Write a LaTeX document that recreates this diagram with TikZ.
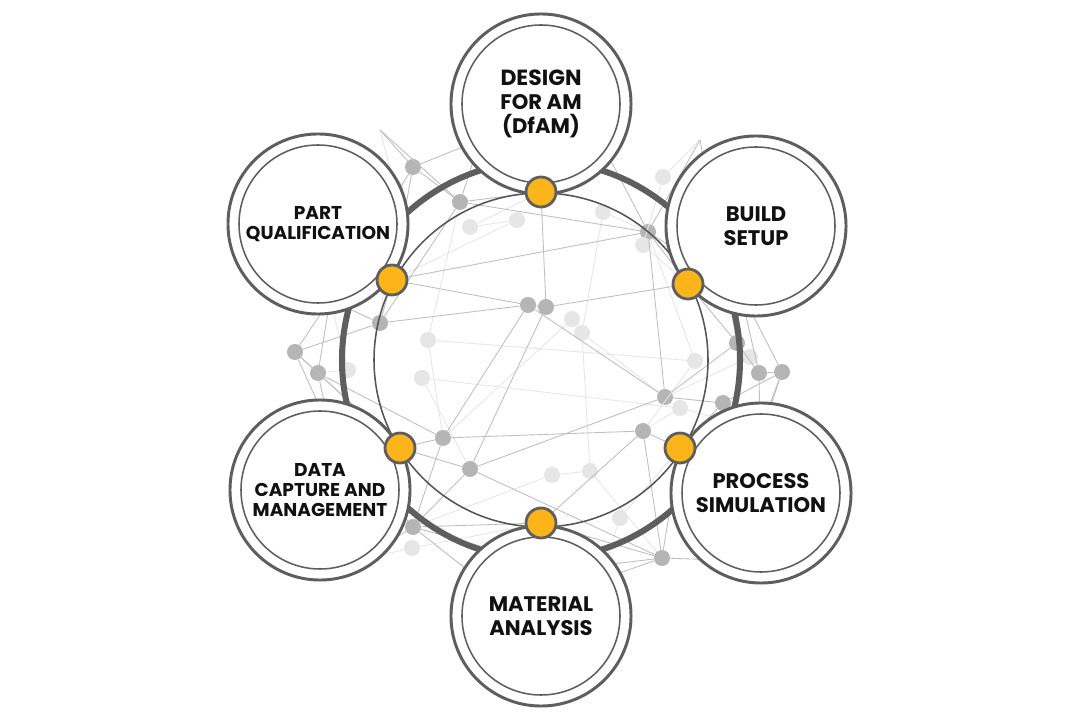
\documentclass[tikz,border=0pt]{standalone}
\usepackage{fontspec}
\setmainfont{Poppins}
\usetikzlibrary{calc}
\definecolor{ringgray}{HTML}{5E5E5E}
\definecolor{amber}{HTML}{FBB41A}
\definecolor{meshline}{HTML}{BEBEBE}
\definecolor{meshdot}{HTML}{B5B5B5}
\definecolor{meshfaint}{HTML}{E6E6E6}
\definecolor{inkblack}{HTML}{111111}
\tikzset{
  stage/.style={circle, draw=ringgray, line width=2.1pt, fill=white, minimum size=4.5cm,
    inner sep=0pt, align=center, text=inkblack, font=\bfseries\fontsize{15}{17.3}\selectfont},
  smallstage/.style={stage, font=\bfseries\fontsize{13.2}{14.4}\selectfont},
  innerring/.style={draw=ringgray, line width=1.1pt},
  hubdot/.style={circle, draw=ringgray, line width=2pt, fill=amber, minimum size=0.75cm, inner sep=0pt},
  knot/.style={circle, fill=meshdot, inner sep=0pt, minimum size=0.4cm},
  faintknot/.style={circle, fill=meshfaint, inner sep=0pt, minimum size=0.4cm},
  mesh/.style={meshline, line width=0.6pt},
  faintmesh/.style={meshfaint, line width=0.6pt}
}

\begin{document}
\begin{tikzpicture}[x=0.025cm, y=-0.025cm]
\useasboundingbox[fill=white] (0,0) rectangle (1080,720);
\coordinate (hub) at (541,360);
\coordinate (pq) at (392,280);
\coordinate (df) at (541,192);
\coordinate (bs) at (688,284);
\coordinate (ps) at (680,448);
\coordinate (ma) at (541,523);
\coordinate (dc) at (400,448);
\foreach \n/\p in {u1/{480,140}, u2/{600,140}, u3/{330,300}, u4/{740,290}, u5/{330,430},
  u6/{760,430}, u7/{480,580}, u8/{600,580}, u9/{380,130}, u10/{700,140}, u11/{360,560}, u12/{720,560}}
  \coordinate (\n) at (\p);
\foreach \n/\p in {k1/{413,167}, k2/{460,202}, k4/{295,352}, k5/{318,373}, k7/{380,323},
  k8/{737,343}, k9/{759,373}, k10/{782,372}, k11/{723,403}, k13/{413,527}, k16/{662,558},
  k17/{648,232}, ka/{528,305}, kb/{546,307}, kg/{665,397}, kh/{643,431}, ki/{443,438}, kj/{470,469}}
  \node[knot] (\n) at (\p) {};
\foreach \n/\p in {f3/{395,188}, f6/{348,370}, f12/{750,357}, f14/{412,548}, f18/{620,518},
  fc/{572,319}, fd/{582,333}, fe/{428,340}, ff/{422,378}, fk/{695,361}, fl/{680,408},
  fn/{590,471}, fo/{552,475}, fp/{603,212}, fq/{643,245}, fr/{517,220}, fs/{470,227}, ft/{663,177}}
  \node[faintknot] (\n) at (\p) {};
\foreach \u/\v in {fc/fd, fd/kg, fe/fk, ff/fl, fo/fn, fn/k16, fp/k17, fr/pq, fs/df, ft/fq,
  fq/bs, f3/k7, f6/k5, f12/kg, f14/ma, f18/ps, fe/ki, ff/kj, fk/kh, fl/u6, fo/k13, fr/fs,
  fp/fd, fc/ki, f3/u9, ft/u10, f14/u11, f18/u8, fl/kh, fe/k2, fd/fn, fk/k17, f6/u3}
  \draw[faintmesh] (\u) -- (\v);
\foreach \u/\v in {pq/ka, kb/bs, ka/ki, kb/kj, ka/kg, k7/ka, ki/kh, kj/kg, k2/k17, k2/k7,
  df/kb, kj/k16, k13/kj, k5/ki, k4/k7, k4/k5, k1/k2, k1/pq, k17/kg, dc/kj, kg/k11, kh/ps,
  ps/k16, bs/k8, k8/k9, k9/k10, k10/k11, k11/ps, k17/bs, k7/pq, k4/dc, k5/dc, pq/k17,
  ma/k13, ma/k16, kh/k16, k13/ki, k1/u1, k1/u9, k2/u1, k17/u2, k17/u10, k4/u3, k5/u3,
  k8/u4, k9/u4, k10/u6, k11/u6, k9/u6, k4/u5, k5/u5, k13/u7, k13/u11, k16/u8, k16/u12,
  k2/df, k8/kg, k7/u3, ki/dc, kh/ma, kb/ka, k2/u9, k17/u4, k10/u4, k11/u12, k13/u5,
  k1/u3, k10/u12, k8/u10, k16/u7, k13/u8}
  \draw[mesh] (\u) -- (\v);
\draw[ringgray, line width=4.3pt] (hub) circle[radius=199];
\draw[ringgray!90!black, line width=1.1pt] (hub) circle[radius=167];
\node[stage] (design) at (541,104) {\fontsize{15.6}{17.6}\selectfont DESIGN\\FOR AM\\(DfAM)};
\node[stage] (build) at (756,226) {BUILD\\SETUP};
\node[stage] (process) at (761,493) {PROCESS\\SIMULATION};
\node[stage] (material) at (541,616) {MATERIAL\\ANALYSIS};
\node[smallstage] (data) at (320,490) {DATA\\CAPTURE AND\\MANAGEMENT};
\node[smallstage] (part) at (318,224) {PART\\QUALIFICATION};
\foreach \n in {design,build,process,material,data,part}
  \draw[innerring] (\n.center) circle[radius=79];
\foreach \n in {pq,df,bs,ps,ma,dc}
  \node[hubdot] (dot\n) at (\n) {};
\end{tikzpicture}
\end{document}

^^^^

◆ **WHAT THE EXERCISE ASKS**:
Give the material again exactly as it is, but keep the pictures out.

◆ **RESULT FOR THIS EXERCISE**:
Write a LaTeX document that recreates this diagram with TikZ.
\documentclass[tikz,border=0pt]{standalone}
\usepackage{fontspec}
\setmainfont{Poppins}
\usetikzlibrary{calc}
\definecolor{ringgray}{HTML}{5E5E5E}
\definecolor{amber}{HTML}{FBB41A}
\definecolor{meshline}{HTML}{BEBEBE}
\definecolor{meshdot}{HTML}{B5B5B5}
\definecolor{meshfaint}{HTML}{E6E6E6}
\definecolor{inkblack}{HTML}{111111}
\tikzset{
  stage/.style={circle, draw=ringgray, line width=2.1pt, fill=white, minimum size=4.5cm,
    inner sep=0pt, align=center, text=inkblack, font=\bfseries\fontsize{15}{17.3}\selectfont},
  smallstage/.style={stage, font=\bfseries\fontsize{13.2}{14.4}\selectfont},
  innerring/.style={draw=ringgray, line width=1.1pt},
  hubdot/.style={circle, draw=ringgray, line width=2pt, fill=amber, minimum size=0.75cm, inner sep=0pt},
  knot/.style={circle, fill=meshdot, inner sep=0pt, minimum size=0.4cm},
  faintknot/.style={circle, fill=meshfaint, inner sep=0pt, minimum size=0.4cm},
  mesh/.style={meshline, line width=0.6pt},
  faintmesh/.style={meshfaint, line width=0.6pt}
}

\begin{document}
\begin{tikzpicture}[x=0.025cm, y=-0.025cm]
\useasboundingbox[fill=white] (0,0) rectangle (1080,720);
\coordinate (hub) at (541,360);
\coordinate (pq) at (392,280);
\coordinate (df) at (541,192);
\coordinate (bs) at (688,284);
\coordinate (ps) at (680,448);
\coordinate (ma) at (541,523);
\coordinate (dc) at (400,448);
\foreach \n/\p in {u1/{480,140}, u2/{600,140}, u3/{330,300}, u4/{740,290}, u5/{330,430},
  u6/{760,430}, u7/{480,580}, u8/{600,580}, u9/{380,130}, u10/{700,140}, u11/{360,560}, u12/{720,560}}
  \coordinate (\n) at (\p);
\foreach \n/\p in {k1/{413,167}, k2/{460,202}, k4/{295,352}, k5/{318,373}, k7/{380,323},
  k8/{737,343}, k9/{759,373}, k10/{782,372}, k11/{723,403}, k13/{413,527}, k16/{662,558},
  k17/{648,232}, ka/{528,305}, kb/{546,307}, kg/{665,397}, kh/{643,431}, ki/{443,438}, kj/{470,469}}
  \node[knot] (\n) at (\p) {};
\foreach \n/\p in {f3/{395,188}, f6/{348,370}, f12/{750,357}, f14/{412,548}, f18/{620,518},
  fc/{572,319}, fd/{582,333}, fe/{428,340}, ff/{422,378}, fk/{695,361}, fl/{680,408},
  fn/{590,471}, fo/{552,475}, fp/{603,212}, fq/{643,245}, fr/{517,220}, fs/{470,227}, ft/{663,177}}
  \node[faintknot] (\n) at (\p) {};
\foreach \u/\v in {fc/fd, fd/kg, fe/fk, ff/fl, fo/fn, fn/k16, fp/k17, fr/pq, fs/df, ft/fq,
  fq/bs, f3/k7, f6/k5, f12/kg, f14/ma, f18/ps, fe/ki, ff/kj, fk/kh, fl/u6, fo/k13, fr/fs,
  fp/fd, fc/ki, f3/u9, ft/u10, f14/u11, f18/u8, fl/kh, fe/k2, fd/fn, fk/k17, f6/u3}
  \draw[faintmesh] (\u) -- (\v);
\foreach \u/\v in {pq/ka, kb/bs, ka/ki, kb/kj, ka/kg, k7/ka, ki/kh, kj/kg, k2/k17, k2/k7,
  df/kb, kj/k16, k13/kj, k5/ki, k4/k7, k4/k5, k1/k2, k1/pq, k17/kg, dc/kj, kg/k11, kh/ps,
  ps/k16, bs/k8, k8/k9, k9/k10, k10/k11, k11/ps, k17/bs, k7/pq, k4/dc, k5/dc, pq/k17,
  ma/k13, ma/k16, kh/k16, k13/ki, k1/u1, k1/u9, k2/u1, k17/u2, k17/u10, k4/u3, k5/u3,
  k8/u4, k9/u4, k10/u6, k11/u6, k9/u6, k4/u5, k5/u5, k13/u7, k13/u11, k16/u8, k16/u12,
  k2/df, k8/kg, k7/u3, ki/dc, kh/ma, kb/ka, k2/u9, k17/u4, k10/u4, k11/u12, k13/u5,
  k1/u3, k10/u12, k8/u10, k16/u7, k13/u8}
  \draw[mesh] (\u) -- (\v);
\draw[ringgray, line width=4.3pt] (hub) circle[radius=199];
\draw[ringgray!90!black, line width=1.1pt] (hub) circle[radius=167];
\node[stage] (design) at (541,104) {\fontsize{15.6}{17.6}\selectfont DESIGN\\FOR AM\\(DfAM)};
\node[stage] (build) at (756,226) {BUILD\\SETUP};
\node[stage] (process) at (761,493) {PROCESS\\SIMULATION};
\node[stage] (material) at (541,616) {MATERIAL\\ANALYSIS};
\node[smallstage] (data) at (320,490) {DATA\\CAPTURE AND\\MANAGEMENT};
\node[smallstage] (part) at (318,224) {PART\\QUALIFICATION};
\foreach \n in {design,build,process,material,data,part}
  \draw[innerring] (\n.center) circle[radius=79];
\foreach \n in {pq,df,bs,ps,ma,dc}
  \node[hubdot] (dot\n) at (\n) {};
\end{tikzpicture}
\end{document}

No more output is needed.